I see that the papers have made much of ‘the black issue’ but it’s fairly obvious to me (because motor racing is not the only sport that I’ve followed for all these years) that it was only a matter of time before the arrival of someone as talented as Lewis obviously is would turn the sport on its head, which is what he has managed to do. It’s only a matter of regret that it hasn’t happened before; we saw it with Jack Johnson in boxing, with Jesse Owens in athletics, a host of cricketers and footballers and of course there is the obvious parallel with Tiger Woods. This can only be great for the sport, in that it widens its appeal to a whole new fan base who may have felt that they had no hero of their own and may even have felt excluded because of that. Certainly, there was something of the Notting Hill Carnival at Monaco this year. 
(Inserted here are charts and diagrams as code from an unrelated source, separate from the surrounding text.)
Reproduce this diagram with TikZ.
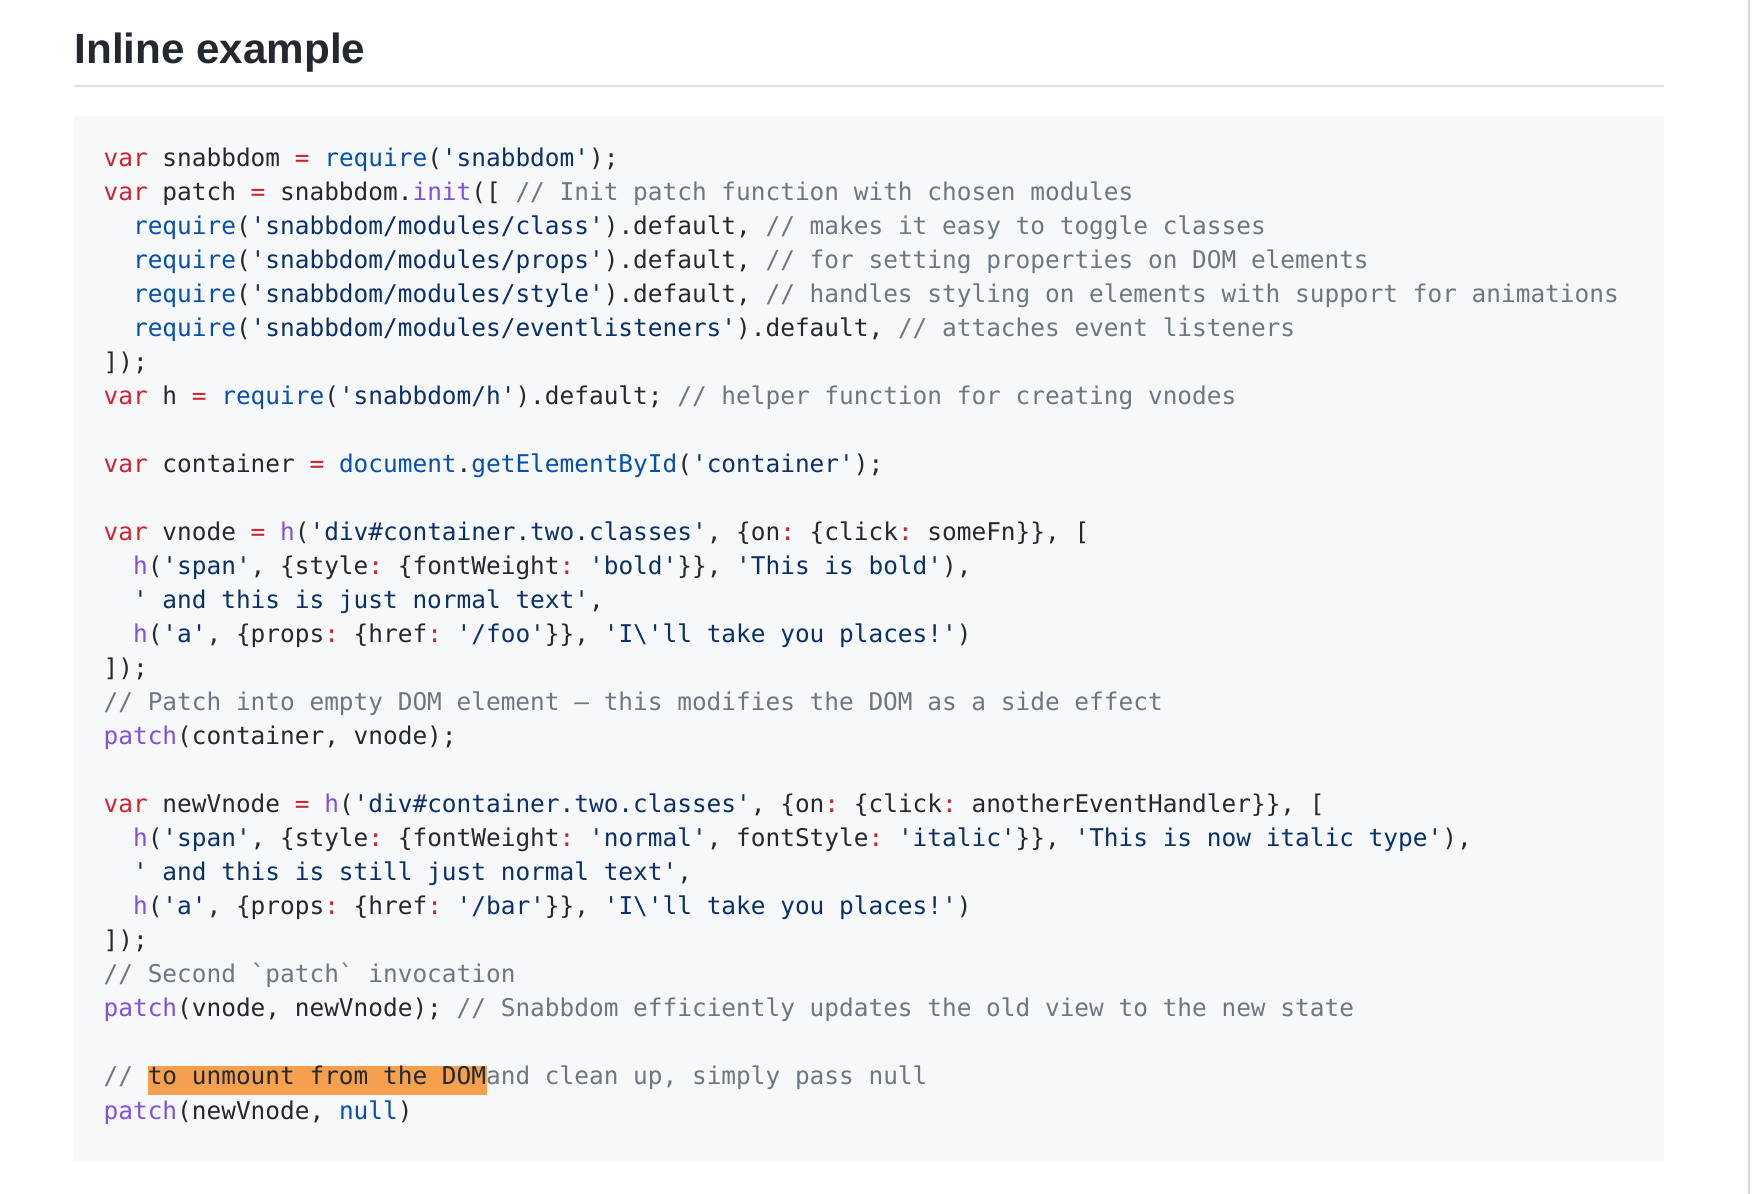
\documentclass[tikz,border=0pt]{standalone}
\usepackage{fontspec}
\setmainfont{Liberation Sans}
\setmonofont{DejaVu Sans Mono}
\definecolor{kred}{HTML}{CF222E}
\definecolor{kblue}{HTML}{0550AE}
\definecolor{kpur}{HTML}{8250DF}
\definecolor{kstr}{HTML}{0A3069}
\definecolor{kcm}{HTML}{6E7781}
\definecolor{ktxt}{HTML}{24292F}
\definecolor{kbg}{HTML}{F6F8FA}
\definecolor{khl}{HTML}{F4A04E}
\newcommand\kw[1]{\textcolor{kred}{#1}}
\newcommand\fn[1]{\textcolor{kblue}{#1}}
\newcommand\pu[1]{\textcolor{kpur}{#1}}
\newcommand\st[1]{\textcolor{kstr}{#1}}
\newcommand\cm[1]{\textcolor{kcm}{#1}}
\newcommand\bs{\textbackslash}
\newcommand\myCodeLine[3]{\node[codeline] (l#1) at (#2,{149+30.4*#1}) {#3};}
\begin{document}
\begin{tikzpicture}[x=0.011188cm,y=-0.011188cm,
  codeline/.style={anchor=base west,inner sep=0pt,text=ktxt,font=\ttfamily\fontsize{6.95}{8}\selectfont}]
\useasboundingbox (0,0) rectangle (1566,1067);
\fill[white] (0,0) rectangle (1566,1067);
\draw[color=black!15,line width=0.6pt] (1563,0) -- (1563,1067);
\node[anchor=base west,inner sep=0pt,text=ktxt,font=\bfseries\fontsize{12}{14}\selectfont] (title) at (66,57) {Inline example};
\draw[color=black!12,line width=0.6pt] (66,77) -- (1487,77);
\fill[kbg] (66,104) rectangle (1487,1038);
\fill[khl] (132,953) rectangle (435,979);
\def\X{92}\def\I{118.3}
\myCodeLine{0}{\X}{\kw{var} snabbdom \kw{=} \fn{require}(\st{'snabbdom'});}
\myCodeLine{1}{\X}{\kw{var} patch \kw{=} snabbdom.\pu{init}([ \cm{// Init patch function with chosen modules}}
\myCodeLine{2}{\I}{\fn{require}(\st{'snabbdom/modules/class'}).default, \cm{// makes it easy to toggle classes}}
\myCodeLine{3}{\I}{\fn{require}(\st{'snabbdom/modules/props'}).default, \cm{// for setting properties on DOM elements}}
\myCodeLine{4}{\I}{\fn{require}(\st{'snabbdom/modules/style'}).default, \cm{// handles styling on elements with support for animations}}
\myCodeLine{5}{\I}{\fn{require}(\st{'snabbdom/modules/eventlisteners'}).default, \cm{// attaches event listeners}}
\myCodeLine{6}{\X}{]);}
\myCodeLine{7}{\X}{\kw{var} h \kw{=} \fn{require}(\st{'snabbdom/h'}).default; \cm{// helper function for creating vnodes}}
\myCodeLine{9}{\X}{\kw{var} container \kw{=} \fn{document}.\fn{getElementById}(\st{'container'});}
\myCodeLine{11}{\X}{\kw{var} vnode \kw{=} \pu{h}(\st{'div\#container.two.classes'}, \{on\kw{:} \{click\kw{:} someFn\}\}, [}
\myCodeLine{12}{\I}{\pu{h}(\st{'span'}, \{style\kw{:} \{fontWeight\kw{:} \st{'bold'}\}\}, \st{'This is bold'}),}
\myCodeLine{13}{\I}{\st{' and this is just normal text'},}
\myCodeLine{14}{\I}{\pu{h}(\st{'a'}, \{props\kw{:} \{href\kw{:} \st{'/foo'}\}\}, \st{'I\bs'll take you places!'})}
\myCodeLine{15}{\X}{]);}
\myCodeLine{16}{\X}{\cm{// Patch into empty DOM element – this modifies the DOM as a side effect}}
\myCodeLine{17}{\X}{\pu{patch}(container, vnode);}
\myCodeLine{19}{\X}{\kw{var} newVnode \kw{=} \pu{h}(\st{'div\#container.two.classes'}, \{on\kw{:} \{click\kw{:} anotherEventHandler\}\}, [}
\myCodeLine{20}{\I}{\pu{h}(\st{'span'}, \{style\kw{:} \{fontWeight\kw{:} \st{'normal'}, fontStyle\kw{:} \st{'italic'}\}\}, \st{'This is now italic type'}),}
\myCodeLine{21}{\I}{\st{' and this is still just normal text'},}
\myCodeLine{22}{\I}{\pu{h}(\st{'a'}, \{props\kw{:} \{href\kw{:} \st{'/bar'}\}\}, \st{'I\bs'll take you places!'})}
\myCodeLine{23}{\X}{]);}
\myCodeLine{24}{\X}{\cm{// Second \symbol{96}patch\symbol{96} invocation}}
\myCodeLine{25}{\X}{\pu{patch}(vnode, newVnode); \cm{// Snabbdom efficiently updates the old view to the new state}}
\myCodeLine{27}{\X}{\cm{// }to unmount from the DOM\cm{ and clean up, simply pass null}}
\myCodeLine{28}{\X}{\pu{patch}(newVnode, \fn{null})}
\end{tikzpicture}
\end{document}
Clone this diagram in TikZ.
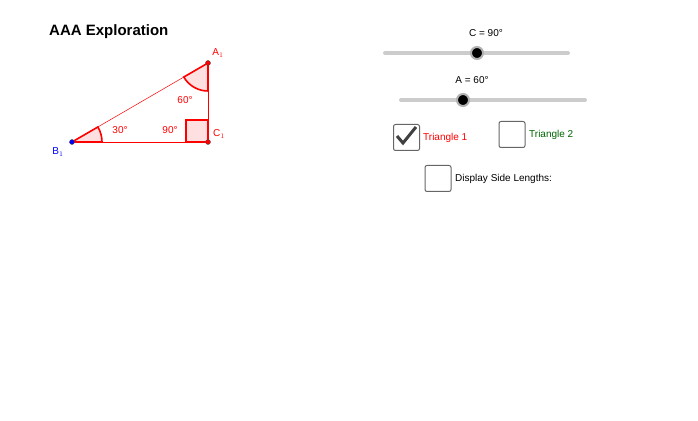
\documentclass[tikz,border=0pt]{standalone}
\usepackage{fontspec}
\setmainfont{Liberation Sans}
\definecolor{gred}{RGB}{255,0,0}
\definecolor{ggreen}{RGB}{0,100,0}
\definecolor{gblue}{RGB}{0,0,255}
\begin{document}
\begin{tikzpicture}[x=1pt,y=1pt,
  lbl/.style={font=\fontsize{10}{12}\selectfont,inner sep=0pt},
  pt/.style={circle,draw=black!70,line width=0.4pt,inner sep=0pt,minimum size=5pt},
  box/.style={draw=black!60,line width=1pt,rounded corners=2pt,minimum size=26pt,inner sep=0pt},
  slider/.style={line width=4pt,black!20,line cap=round},
  knob/.style={circle,fill=black,draw=black!30,line width=2pt,inner sep=0pt,minimum size=12pt}]
\useasboundingbox (0,0) rectangle (698,420);
\node[anchor=west,font=\fontsize{15}{18}\selectfont\bfseries,inner sep=0pt] (title) at (49,388) {AAA Exploration};
\coordinate (B) at (72,278); \coordinate (C) at (208,278); \coordinate (A) at (208,357);
% angle fills
\fill[gred!12] (B) -- ++(30,0) arc (0:30.1:30) -- cycle;
\fill[gred!12] (A) -- ++(210.1:28) arc (210.1:270:28) -- cycle;
\fill[gred!12] (186,278) rectangle (208,300);
\draw[gred,line width=0.5pt] (B) -- (A);
\draw[gred,line width=0.5pt] (B) -- (C) -- (A);
\draw[gred,line width=1.6pt] (B) -- ++(30,0) arc (0:30.1:30) -- cycle;
\draw[gred,line width=1.6pt] (A) -- ++(210.1:28) arc (210.1:270:28) -- cycle;
\draw[gred,line width=1.6pt] (186,278) rectangle (208,300) (208,278)--(208,300);
\node[pt,fill=gblue] (b1) at (B) {};
\node[pt,fill=gred] (c1) at (C) {};
\node[pt,fill=gred] (a1) at (A) {};
\node[lbl,text=gblue] at (58,268) {B$_1$};
\node[lbl,text=gred] at (219,286) {C$_1$};
\node[lbl,text=gred] at (218,367) {A$_1$};
\node[lbl,text=gred] at (120,290) {30°};
\node[lbl,text=gred] at (170,290) {90°};
\node[lbl,text=gred] at (185,320) {60°};
% sliders
\node[lbl,text=black] (cl) at (486,387) {C = 90°};
\draw[slider] (385,367) -- (568,367);
\node[knob] (ck) at (477,367) {};
\node[lbl,text=black] (al) at (472,340) {A = 60°};
\draw[slider] (401,320) -- (585,320);
\node[knob] (ak) at (463,320) {};
% checkboxes
\node[box] (t1) at (406.5,282.5) {};
\draw[black!75,line width=3pt] (397,284) -- (403,277) -- (416,293);
\node[lbl,anchor=west,text=gred] (t1l) at (423,282) {Triangle 1};
\node[box] (t2) at (512,285.5) {};
\node[lbl,anchor=west,text=ggreen] (t2l) at (529,285) {Triangle 2};
\node[box] (d) at (438,241.5) {};
\node[lbl,anchor=west,text=black] (dl) at (455,241) {Display Side Lengths:};
\end{tikzpicture}
\end{document}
But there is a hint in all this of what could have happened in 1986, when the black American driver Willy T Ribbs tested an F1 Brabham at the time that Bernie Ecclestone owned the team. While Lewis’s talent may well be in a league of its own (and I believe it is), that event does go some way to show that motor racing is not exclusive in that way, unlike golf was in America before Tiger Woods reinvented it – there were still some golf clubs which wouldn’t admit black people (or Jews) even after Woods was starting to win everything. Motor racing isn’t like that, thank God; it’s very meritocratic, and has to be if it’s to survive.

But there’s something else about Lewis which I find interesting, and which really rings some loud bells for me, and this is his combination of personal humility, professional skill and modest self-confidence. It is very unusual to see all these characteristics in the same place at the same time, and there is really only one man I can think of who I knew who displayed the same blend of outlook, and that was Fangio.

I know that Juan Manuel Fangio was more than 20 years older than Lewis Hamilton is now when I drove for Mercedes with him in the 1950s, but perhaps that is exactly the point. Lewis seems to me to have that same maturity which combines a grown-up world view without being middle-aged, and after his win in Montreal it was even more striking – obviously he was very happy, but that aside, he was almost ticking the boxes – five starts, five podium positions and now a win to top it off, as if it was somehow inevitable and now he can really get on with it. It obviously isn’t going to end there, because whatever happens from now on, mechanical breakdowns, punctures, oil on the track or whatever else, Lewis Hamilton is now clearly the man to beat. No one else will do. He’s even managed (in the popular imagination at least) to eclipse the car he drives, which is quite a trick these days, and that’s without him even actually saying very much!

It has been all too easy for the press (or at least the non-specialist press) to over-hype the latest British star, particularly when you remember that the last British world champion was Damon Hill, but it’s also true that they are the first to take that same person apart in print on any pretext when they don’t deliver the goods. But I just don’t have the impression that Lewis’ philosophy as we see it in public is governed by that. 

On the other hand I can understand why McLaren might be; it’s logical to keep him out of the clutches of Fleet St, because for the tabloids it only ever seems to be about the driver, not the designers, engineers, mechanics and so forth. They’re running a racing team, after all, and a team seldom revolves around one person. But they will have to ease off on the PR before long and let him speak for himself, certainly when he’s world champion. But let’s hope a proper racing writer gets first go at him.

Who has Lewis Hamilton as a driver got to worry about at Silverstone? Well, obviously his team-mate has a big point to make, despite his own surprisingly moderate performance in Canada, but who else is there? Perhaps Felipe Massa, who has clearly come on a long way; it wasn’t that long ago that you wouldn’t want him near a car of yours, but he’s steadied now. On the other hand there are one or two other drivers who seem to have woken up a bit (or their cars have), but it is so very rare to see the best driver being so far ahead of the next-best that I’m not sure this will sink in quite yet, certainly outside the sport. All else being equal, there’s no reason to think that we won’t see a repeat performance of his Canada race in both the USA and France before we see him on home territory.

Lewis Hamilton’s arrival on the scene is going to have a radical effect on motorsport, in terms of its fan base, its accessibility, the possibilities for young drivers, whom the sponsors will support, all those things which are so important now. When I raced with Fangio, it seemed to us that the rest of the field was competing to be the first non-Mercedes home, and from the showing so far there’s going to be more than a hint of that in the months to come. It is all most welcome.